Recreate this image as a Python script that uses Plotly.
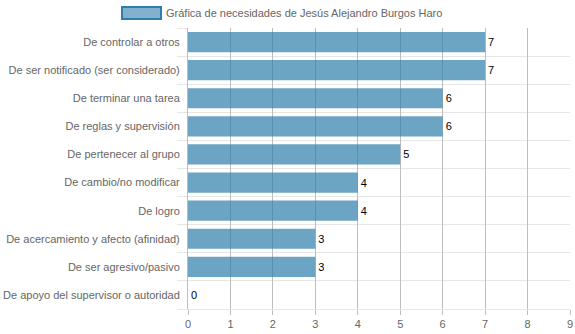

--

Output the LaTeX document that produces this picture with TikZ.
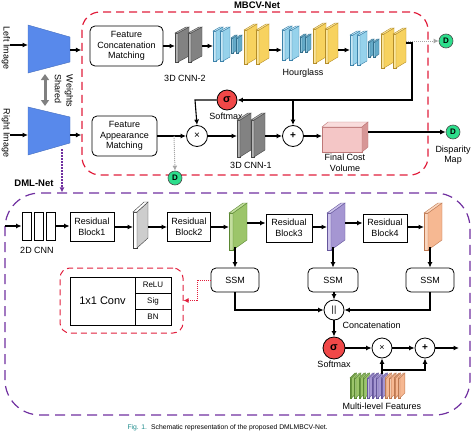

==

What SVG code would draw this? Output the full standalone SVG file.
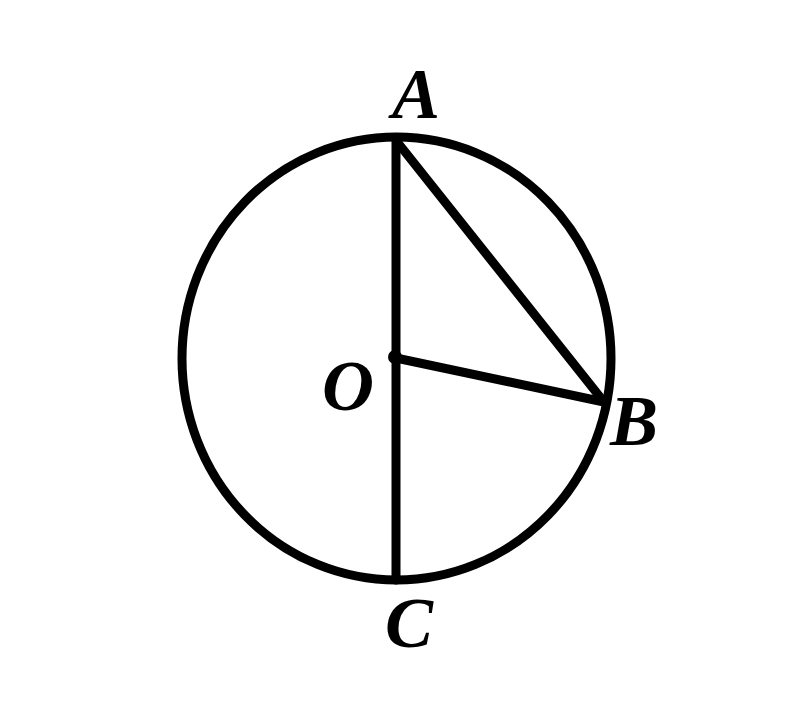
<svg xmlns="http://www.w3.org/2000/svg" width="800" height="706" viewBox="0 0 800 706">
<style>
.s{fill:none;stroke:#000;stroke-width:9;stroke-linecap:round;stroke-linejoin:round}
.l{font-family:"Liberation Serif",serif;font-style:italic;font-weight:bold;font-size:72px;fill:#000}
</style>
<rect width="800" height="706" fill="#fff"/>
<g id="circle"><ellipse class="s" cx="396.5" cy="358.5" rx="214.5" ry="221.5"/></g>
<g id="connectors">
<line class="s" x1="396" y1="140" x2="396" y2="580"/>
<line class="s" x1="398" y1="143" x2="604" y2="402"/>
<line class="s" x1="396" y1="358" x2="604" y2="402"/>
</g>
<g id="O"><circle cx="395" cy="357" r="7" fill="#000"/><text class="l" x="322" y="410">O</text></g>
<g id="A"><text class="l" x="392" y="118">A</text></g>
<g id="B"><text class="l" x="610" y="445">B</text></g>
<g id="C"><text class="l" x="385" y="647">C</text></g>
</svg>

To be done: Go through the listing above and locate each line that holds the word "this". Copy those lines.

Correct output:
Recreate this image as a Python script that uses Plotly.
Output the LaTeX document that produces this picture with TikZ.
What SVG code would draw this? Output the full standalone SVG file.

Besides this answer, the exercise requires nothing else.